Rather than turning the minister’s silence to her advantage, Levinsohn produces a work that in most ways justifies Farrakhan’s unwillingness to cooperate with her. Her repeated use of terms like “virulent anti-Semitism,” her comparisons of Farrakhan to Adolf Hitler and numerous snide observations about the intermediaries she hoped would lead her to the minister are all indications that Levinsohn’s intentions were questionable from the start.

Because Levinsohn never talked with Farrakhan, her inside-the-minister’s-brain comments ring false. She attempts to fill the void by visiting some of Farrakhan’s current and former stomping grounds, and then conducting internal monologues about what the minister might have been thinking at different times in his life. The embarrassing results read like the mean-spirited imaginings of a writer whose subject refused to go along with her preconceived ideas.

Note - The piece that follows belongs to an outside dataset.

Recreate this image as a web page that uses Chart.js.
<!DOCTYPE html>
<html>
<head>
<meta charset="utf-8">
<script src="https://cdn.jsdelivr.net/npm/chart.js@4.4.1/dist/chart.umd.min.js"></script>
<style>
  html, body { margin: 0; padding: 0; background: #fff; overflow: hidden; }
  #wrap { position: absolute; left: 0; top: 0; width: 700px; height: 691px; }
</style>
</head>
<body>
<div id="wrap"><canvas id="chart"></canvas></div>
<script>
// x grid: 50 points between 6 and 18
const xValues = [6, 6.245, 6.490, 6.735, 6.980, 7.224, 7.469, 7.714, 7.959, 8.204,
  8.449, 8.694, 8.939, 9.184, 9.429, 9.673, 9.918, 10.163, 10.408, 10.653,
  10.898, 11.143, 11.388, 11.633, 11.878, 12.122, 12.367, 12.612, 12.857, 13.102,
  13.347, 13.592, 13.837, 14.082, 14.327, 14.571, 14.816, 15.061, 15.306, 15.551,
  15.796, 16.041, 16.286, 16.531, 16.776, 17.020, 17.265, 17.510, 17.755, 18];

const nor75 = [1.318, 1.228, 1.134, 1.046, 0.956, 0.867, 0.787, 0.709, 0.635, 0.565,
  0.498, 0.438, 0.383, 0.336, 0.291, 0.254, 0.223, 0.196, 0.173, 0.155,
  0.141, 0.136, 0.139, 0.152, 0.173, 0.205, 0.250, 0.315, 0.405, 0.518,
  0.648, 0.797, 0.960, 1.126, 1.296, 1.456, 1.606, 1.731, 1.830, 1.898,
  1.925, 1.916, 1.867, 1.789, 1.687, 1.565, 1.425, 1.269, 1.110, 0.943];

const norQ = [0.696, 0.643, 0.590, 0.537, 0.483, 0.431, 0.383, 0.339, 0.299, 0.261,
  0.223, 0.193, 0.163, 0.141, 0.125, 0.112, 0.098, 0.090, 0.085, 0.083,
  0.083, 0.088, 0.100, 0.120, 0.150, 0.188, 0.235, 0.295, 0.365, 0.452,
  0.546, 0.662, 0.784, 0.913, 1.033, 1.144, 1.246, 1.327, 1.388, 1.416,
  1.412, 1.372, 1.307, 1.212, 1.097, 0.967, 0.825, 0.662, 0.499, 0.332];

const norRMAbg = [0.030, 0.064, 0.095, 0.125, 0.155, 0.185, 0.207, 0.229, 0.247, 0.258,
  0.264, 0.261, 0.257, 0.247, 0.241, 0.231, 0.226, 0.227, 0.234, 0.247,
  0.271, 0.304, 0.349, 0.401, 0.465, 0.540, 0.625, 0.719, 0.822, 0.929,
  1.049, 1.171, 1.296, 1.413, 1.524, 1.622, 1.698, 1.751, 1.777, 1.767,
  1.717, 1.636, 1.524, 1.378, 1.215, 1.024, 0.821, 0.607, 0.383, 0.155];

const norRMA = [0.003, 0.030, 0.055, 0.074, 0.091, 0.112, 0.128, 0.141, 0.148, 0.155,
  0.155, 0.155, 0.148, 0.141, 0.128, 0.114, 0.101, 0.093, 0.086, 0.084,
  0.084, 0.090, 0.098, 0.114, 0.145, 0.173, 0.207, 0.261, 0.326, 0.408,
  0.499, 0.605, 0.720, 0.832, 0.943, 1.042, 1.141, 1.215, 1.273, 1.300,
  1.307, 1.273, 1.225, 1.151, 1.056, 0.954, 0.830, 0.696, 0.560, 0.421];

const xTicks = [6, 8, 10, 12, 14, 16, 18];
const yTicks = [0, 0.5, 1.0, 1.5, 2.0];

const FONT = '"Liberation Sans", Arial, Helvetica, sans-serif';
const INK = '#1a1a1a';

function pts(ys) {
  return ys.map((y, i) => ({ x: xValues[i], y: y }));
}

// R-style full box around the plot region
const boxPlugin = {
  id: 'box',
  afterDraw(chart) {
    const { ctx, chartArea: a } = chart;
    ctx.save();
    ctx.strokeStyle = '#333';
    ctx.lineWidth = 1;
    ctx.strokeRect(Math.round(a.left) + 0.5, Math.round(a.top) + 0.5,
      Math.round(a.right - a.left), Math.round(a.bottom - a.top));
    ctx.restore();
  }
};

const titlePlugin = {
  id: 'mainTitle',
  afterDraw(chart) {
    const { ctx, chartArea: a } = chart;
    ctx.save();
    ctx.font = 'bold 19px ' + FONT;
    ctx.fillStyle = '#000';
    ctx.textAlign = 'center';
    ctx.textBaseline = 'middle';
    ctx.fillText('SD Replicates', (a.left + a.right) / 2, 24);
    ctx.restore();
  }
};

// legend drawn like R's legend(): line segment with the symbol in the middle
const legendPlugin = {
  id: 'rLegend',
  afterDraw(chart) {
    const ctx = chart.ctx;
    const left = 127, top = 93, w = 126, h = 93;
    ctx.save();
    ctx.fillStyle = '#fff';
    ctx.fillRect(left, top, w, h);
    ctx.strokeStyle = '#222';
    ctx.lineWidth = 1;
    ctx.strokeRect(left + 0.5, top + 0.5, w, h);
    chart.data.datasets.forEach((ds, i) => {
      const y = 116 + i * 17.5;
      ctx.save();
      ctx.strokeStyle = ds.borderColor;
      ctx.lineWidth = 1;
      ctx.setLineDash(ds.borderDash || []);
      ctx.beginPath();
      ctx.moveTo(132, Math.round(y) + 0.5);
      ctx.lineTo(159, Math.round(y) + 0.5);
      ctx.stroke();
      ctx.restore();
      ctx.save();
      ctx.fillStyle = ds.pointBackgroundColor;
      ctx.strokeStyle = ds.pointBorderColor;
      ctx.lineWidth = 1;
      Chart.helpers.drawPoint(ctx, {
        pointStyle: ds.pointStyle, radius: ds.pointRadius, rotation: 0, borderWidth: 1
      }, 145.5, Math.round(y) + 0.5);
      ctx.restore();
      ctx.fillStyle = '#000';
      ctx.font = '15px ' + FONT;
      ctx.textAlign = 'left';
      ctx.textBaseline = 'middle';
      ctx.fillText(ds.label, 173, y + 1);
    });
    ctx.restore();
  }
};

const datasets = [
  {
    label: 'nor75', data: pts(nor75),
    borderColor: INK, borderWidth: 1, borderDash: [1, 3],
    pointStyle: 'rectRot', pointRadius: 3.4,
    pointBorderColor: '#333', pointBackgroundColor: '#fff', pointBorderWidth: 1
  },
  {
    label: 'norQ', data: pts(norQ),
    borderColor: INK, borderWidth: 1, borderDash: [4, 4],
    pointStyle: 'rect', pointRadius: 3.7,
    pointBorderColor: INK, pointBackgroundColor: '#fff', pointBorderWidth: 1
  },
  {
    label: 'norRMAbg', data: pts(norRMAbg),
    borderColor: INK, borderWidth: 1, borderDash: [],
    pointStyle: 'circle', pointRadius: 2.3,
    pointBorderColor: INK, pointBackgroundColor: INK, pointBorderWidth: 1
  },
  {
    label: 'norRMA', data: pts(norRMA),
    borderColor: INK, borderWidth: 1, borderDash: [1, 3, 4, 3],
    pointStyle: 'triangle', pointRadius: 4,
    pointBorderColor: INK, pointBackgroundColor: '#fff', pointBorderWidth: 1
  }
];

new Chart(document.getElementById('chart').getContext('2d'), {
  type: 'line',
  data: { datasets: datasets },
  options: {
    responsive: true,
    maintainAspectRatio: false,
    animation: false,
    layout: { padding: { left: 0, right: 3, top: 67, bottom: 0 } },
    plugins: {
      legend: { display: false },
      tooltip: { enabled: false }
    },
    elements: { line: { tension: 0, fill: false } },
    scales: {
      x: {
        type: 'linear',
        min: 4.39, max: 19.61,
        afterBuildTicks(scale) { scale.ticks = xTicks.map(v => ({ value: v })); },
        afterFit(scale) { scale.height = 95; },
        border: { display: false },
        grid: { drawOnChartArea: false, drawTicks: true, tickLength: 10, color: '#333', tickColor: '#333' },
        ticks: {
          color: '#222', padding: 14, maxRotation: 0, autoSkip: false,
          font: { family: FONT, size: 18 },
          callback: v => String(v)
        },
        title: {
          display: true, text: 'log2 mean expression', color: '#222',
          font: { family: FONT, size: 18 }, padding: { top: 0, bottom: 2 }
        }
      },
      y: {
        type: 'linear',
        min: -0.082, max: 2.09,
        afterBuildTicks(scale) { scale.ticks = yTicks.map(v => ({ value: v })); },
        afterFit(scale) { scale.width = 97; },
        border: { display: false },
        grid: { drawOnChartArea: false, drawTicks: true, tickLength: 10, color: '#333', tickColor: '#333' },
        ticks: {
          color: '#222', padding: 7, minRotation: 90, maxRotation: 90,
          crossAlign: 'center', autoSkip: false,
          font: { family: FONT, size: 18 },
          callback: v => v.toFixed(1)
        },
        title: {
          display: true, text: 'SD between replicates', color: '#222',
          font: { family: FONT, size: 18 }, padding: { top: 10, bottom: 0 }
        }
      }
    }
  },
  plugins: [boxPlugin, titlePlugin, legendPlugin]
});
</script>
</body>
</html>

Further, Levinsohn makes the same mistake other white observers routinely make when considering Farrakhan: She seems to think he is the No. 1 choice of African-Americans desperate for an effective leader. By 1994, after 20 years of jockeying for power within the Nation following the mid-1970s death of Elijah Muhammad, Farrakhan had become the “foremost leader in the black fold,” Levinsohn tells us. Like the mainstream journalists and pundits whose hysterical denunciations of Farrakhan helped elevate him into the national spotlight beginning in the mid-1980s, Levinsohn seems to confuse black Americans’ respect for the minister with a blind willingness to follow him. In fact, most black Americans respect Farrakhan for his outspokenness, but few are willing to get on board with his separatist dogma, his bizarre philosophies of UFOs, his rants of an impending apocalypse, his unreliable versions of the history of slave trading or his even more unreliable scriptural interpretations. Levinsohn consults with several black nationalists, then dismisses them when they refuse to rise to the bait of her using Farrakhan as a litmus test. She also lobs broadsides at several African-American scholars, including Henry Louis Gates Jr. and C. Eric Lincoln. Levinsohn declares these two intellectual titans too sympathetic to Farrakhan, and therefore unworthy of serious consideration when it comes to their research on him.

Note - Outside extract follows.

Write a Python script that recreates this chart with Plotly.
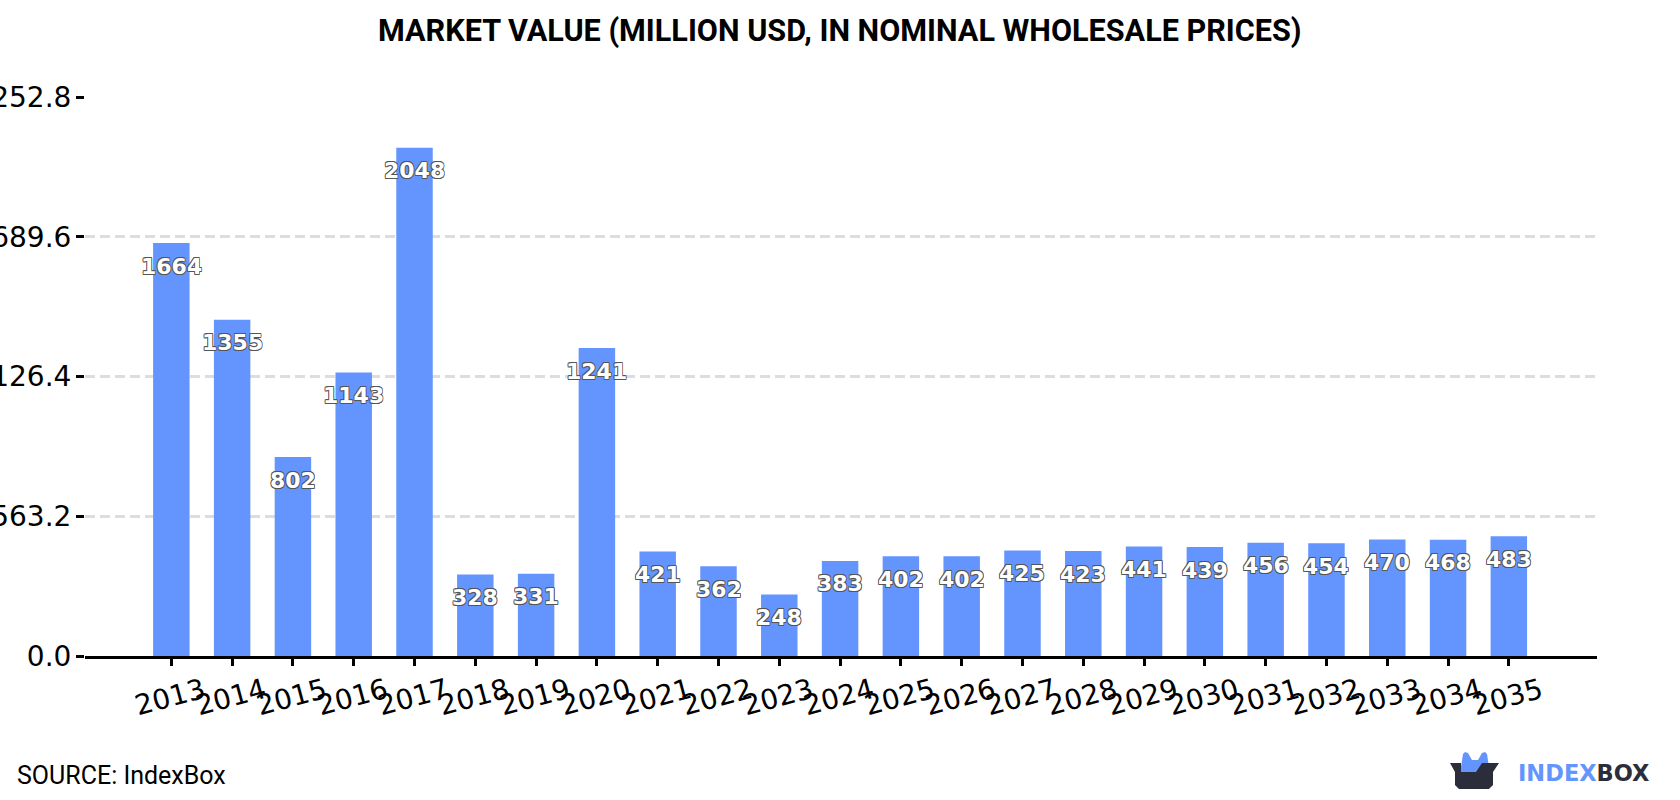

Ultimately, Levinsohn emerges as a relic of the civil rights movement, a living example of a mindset described by writer Jim Sleeper in his current book “Liberal Racism.” She would have served us all better by simply coming clean and directly questioning why blacks don’t seem appreciative of some liberals’ efforts, and specifically but not exclusively, of Jewish efforts on their behalf.

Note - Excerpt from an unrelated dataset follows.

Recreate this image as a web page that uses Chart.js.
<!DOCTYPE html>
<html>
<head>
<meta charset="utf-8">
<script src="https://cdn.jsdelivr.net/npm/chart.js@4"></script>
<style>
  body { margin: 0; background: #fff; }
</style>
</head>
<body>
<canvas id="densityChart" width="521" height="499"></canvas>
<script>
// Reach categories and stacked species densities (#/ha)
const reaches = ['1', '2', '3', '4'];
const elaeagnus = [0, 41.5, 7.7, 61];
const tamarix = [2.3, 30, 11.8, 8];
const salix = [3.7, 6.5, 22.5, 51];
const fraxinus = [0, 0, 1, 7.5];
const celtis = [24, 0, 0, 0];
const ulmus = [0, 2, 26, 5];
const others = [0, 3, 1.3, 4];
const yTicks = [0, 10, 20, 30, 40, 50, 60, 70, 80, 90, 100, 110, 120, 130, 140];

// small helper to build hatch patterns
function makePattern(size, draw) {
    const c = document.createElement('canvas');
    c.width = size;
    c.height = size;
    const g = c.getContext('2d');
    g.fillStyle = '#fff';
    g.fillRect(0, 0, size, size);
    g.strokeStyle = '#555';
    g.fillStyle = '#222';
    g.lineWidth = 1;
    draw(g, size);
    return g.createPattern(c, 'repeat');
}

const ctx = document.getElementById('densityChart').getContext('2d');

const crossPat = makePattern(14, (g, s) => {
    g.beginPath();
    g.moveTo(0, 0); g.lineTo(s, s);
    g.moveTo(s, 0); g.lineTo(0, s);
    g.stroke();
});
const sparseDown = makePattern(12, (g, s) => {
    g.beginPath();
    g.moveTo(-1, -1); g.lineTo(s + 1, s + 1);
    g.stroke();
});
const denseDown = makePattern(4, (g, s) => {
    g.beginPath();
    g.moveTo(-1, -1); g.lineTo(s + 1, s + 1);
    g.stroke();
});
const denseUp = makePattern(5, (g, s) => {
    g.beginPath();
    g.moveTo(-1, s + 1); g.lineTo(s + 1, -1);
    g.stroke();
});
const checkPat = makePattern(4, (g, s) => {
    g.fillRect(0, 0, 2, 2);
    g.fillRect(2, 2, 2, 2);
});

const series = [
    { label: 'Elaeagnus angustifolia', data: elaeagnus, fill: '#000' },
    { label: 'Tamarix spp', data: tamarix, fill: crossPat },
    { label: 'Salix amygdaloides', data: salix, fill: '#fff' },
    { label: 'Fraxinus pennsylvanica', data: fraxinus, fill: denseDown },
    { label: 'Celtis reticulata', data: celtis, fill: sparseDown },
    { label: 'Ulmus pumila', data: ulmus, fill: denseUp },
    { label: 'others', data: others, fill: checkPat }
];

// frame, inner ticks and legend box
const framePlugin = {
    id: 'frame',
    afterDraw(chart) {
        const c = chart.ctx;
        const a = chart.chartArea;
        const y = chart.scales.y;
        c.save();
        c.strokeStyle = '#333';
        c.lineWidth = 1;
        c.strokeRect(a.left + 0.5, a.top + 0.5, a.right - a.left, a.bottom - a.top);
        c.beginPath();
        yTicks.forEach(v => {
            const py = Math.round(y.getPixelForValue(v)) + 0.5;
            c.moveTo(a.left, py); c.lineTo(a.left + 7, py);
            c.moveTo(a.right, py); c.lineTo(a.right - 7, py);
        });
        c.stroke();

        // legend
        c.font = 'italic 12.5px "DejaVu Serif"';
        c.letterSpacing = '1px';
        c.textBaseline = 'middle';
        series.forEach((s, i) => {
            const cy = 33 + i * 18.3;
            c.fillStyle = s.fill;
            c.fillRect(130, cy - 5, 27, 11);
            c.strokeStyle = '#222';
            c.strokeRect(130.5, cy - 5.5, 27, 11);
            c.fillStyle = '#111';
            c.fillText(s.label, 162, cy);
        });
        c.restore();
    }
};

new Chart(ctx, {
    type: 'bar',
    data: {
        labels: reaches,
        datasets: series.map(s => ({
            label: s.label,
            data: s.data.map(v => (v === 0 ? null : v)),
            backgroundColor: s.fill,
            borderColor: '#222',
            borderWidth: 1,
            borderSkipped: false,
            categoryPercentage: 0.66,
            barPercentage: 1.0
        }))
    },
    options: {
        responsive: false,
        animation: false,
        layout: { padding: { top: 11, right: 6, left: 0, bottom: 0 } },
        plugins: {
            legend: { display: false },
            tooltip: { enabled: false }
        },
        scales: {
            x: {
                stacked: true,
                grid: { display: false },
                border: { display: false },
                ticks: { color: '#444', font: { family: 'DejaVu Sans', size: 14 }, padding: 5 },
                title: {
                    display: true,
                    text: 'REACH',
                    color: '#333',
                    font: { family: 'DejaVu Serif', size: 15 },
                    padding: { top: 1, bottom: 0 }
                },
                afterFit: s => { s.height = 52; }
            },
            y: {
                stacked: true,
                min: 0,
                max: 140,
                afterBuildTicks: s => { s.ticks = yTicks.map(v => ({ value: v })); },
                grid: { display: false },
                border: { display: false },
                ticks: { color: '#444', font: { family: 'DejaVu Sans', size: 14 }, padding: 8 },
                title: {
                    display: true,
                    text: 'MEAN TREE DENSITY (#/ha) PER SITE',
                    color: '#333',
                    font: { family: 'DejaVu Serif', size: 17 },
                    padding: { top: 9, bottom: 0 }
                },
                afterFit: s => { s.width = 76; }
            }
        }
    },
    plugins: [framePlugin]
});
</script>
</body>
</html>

Levinsohn reminds us repeatedly that she has fought the good, liberal fight on race and social issues since the 1960s. But her words come off as harping and self-serving, a postmodern case of protesting too much. Like this reader, Farrakhan’s aides probably were unimpressed with Levinsohn’s claims of liberal righteousness. When she informs us that she “went to Selma, Alabama, in 1965, to march with Martin Luther King,” my response was to roll my eyes heavenward. I would have been more engaged–and sympathetic–if Levinsohn had turned the tables on her subject. She might have turned up at some of Farrakhan’s personal appearances and implored his aides to give her access. She might have stationed herself outside the minister’s Hyde Park home and come away with a hilarious look at how Farrakhan and the Nation responded to being hounded by a female, middle-age Jewish journalist. To be sure, it would have marked the first time in the long, twisted relationship between Farrakhan and his Jewish critics that someone displayed the good sense to laugh at the absurdity of it all.